***** Source data *****

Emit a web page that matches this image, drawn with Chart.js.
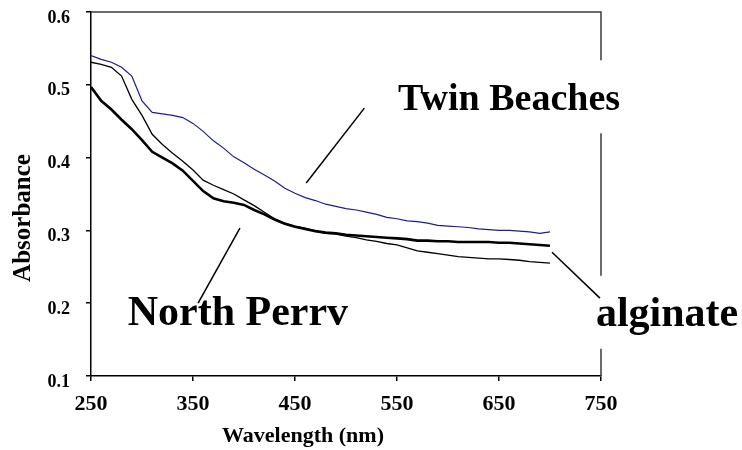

*****
***** Source data *****

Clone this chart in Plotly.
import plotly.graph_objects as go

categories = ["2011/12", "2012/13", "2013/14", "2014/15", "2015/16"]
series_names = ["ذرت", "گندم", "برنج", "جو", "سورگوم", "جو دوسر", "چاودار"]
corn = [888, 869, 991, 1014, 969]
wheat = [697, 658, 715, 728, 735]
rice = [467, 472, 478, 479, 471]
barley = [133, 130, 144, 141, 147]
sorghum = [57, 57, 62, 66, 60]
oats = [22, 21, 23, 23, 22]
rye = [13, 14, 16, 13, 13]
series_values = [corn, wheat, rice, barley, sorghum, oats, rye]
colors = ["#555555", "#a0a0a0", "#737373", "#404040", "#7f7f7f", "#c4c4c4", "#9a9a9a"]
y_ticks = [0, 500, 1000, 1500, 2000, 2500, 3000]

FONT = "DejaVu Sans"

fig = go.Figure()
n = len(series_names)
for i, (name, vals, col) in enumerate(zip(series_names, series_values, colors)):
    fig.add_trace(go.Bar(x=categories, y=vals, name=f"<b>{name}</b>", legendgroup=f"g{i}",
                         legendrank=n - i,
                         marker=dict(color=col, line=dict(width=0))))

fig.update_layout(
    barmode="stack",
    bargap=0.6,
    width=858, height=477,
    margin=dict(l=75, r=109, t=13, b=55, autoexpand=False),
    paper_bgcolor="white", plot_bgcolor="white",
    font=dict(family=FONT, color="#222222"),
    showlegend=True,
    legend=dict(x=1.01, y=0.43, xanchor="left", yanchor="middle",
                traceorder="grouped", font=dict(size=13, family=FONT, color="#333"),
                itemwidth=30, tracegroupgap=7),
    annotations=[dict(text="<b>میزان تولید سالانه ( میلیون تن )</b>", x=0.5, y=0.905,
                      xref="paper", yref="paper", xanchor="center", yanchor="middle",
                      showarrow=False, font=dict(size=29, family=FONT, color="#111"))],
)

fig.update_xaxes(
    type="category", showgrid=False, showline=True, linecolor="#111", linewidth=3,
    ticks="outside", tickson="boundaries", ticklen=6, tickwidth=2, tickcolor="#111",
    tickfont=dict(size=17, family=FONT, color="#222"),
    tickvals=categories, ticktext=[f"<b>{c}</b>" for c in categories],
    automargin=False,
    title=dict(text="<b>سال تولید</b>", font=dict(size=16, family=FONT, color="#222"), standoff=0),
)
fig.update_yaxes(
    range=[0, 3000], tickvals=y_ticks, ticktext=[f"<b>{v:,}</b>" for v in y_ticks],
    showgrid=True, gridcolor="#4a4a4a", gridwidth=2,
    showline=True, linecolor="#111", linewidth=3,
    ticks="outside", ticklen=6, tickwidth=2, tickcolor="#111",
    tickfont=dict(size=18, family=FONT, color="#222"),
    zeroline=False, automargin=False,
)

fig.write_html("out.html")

*****
***** Source data *****

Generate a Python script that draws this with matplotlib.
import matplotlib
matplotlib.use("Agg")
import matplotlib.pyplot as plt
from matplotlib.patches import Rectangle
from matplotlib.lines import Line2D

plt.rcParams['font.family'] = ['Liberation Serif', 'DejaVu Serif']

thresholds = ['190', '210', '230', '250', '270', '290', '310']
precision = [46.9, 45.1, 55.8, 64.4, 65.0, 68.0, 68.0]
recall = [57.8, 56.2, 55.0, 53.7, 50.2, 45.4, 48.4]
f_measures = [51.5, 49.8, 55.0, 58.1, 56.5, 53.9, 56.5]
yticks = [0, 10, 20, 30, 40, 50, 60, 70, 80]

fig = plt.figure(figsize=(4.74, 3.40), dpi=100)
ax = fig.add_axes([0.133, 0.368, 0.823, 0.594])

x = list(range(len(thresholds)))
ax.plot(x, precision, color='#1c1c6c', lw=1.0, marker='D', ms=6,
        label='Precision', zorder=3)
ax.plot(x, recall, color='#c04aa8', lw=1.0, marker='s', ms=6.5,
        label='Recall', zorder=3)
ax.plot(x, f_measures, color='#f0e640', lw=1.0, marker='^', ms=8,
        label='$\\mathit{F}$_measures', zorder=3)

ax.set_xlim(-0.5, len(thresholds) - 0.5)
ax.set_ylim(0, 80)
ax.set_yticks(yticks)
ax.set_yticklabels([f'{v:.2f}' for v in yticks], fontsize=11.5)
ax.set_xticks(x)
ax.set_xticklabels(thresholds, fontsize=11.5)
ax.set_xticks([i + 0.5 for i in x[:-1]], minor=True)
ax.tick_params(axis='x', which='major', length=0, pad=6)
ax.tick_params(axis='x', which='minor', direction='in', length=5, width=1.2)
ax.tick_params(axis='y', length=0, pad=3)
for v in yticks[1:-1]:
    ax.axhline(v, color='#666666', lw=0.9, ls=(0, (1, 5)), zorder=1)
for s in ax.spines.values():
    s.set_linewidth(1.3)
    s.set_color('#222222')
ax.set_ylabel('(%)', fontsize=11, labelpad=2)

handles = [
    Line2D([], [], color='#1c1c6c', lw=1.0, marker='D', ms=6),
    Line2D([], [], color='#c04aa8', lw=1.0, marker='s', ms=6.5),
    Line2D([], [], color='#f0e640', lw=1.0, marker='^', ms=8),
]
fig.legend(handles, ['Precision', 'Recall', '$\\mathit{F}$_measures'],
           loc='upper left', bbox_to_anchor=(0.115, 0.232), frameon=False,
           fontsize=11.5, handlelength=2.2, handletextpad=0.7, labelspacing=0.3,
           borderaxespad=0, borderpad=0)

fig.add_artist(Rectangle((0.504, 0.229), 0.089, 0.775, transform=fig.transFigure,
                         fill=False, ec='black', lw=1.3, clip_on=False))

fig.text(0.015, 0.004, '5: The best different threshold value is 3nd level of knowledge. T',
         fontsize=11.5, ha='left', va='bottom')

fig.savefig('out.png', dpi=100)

*****

▶ **Given exercise**
Look through the entries above and list every line containing "that".

▶ **Answer in full**
Emit a web page that matches this image, drawn with Chart.js.
Generate a Python script that draws this with matplotlib.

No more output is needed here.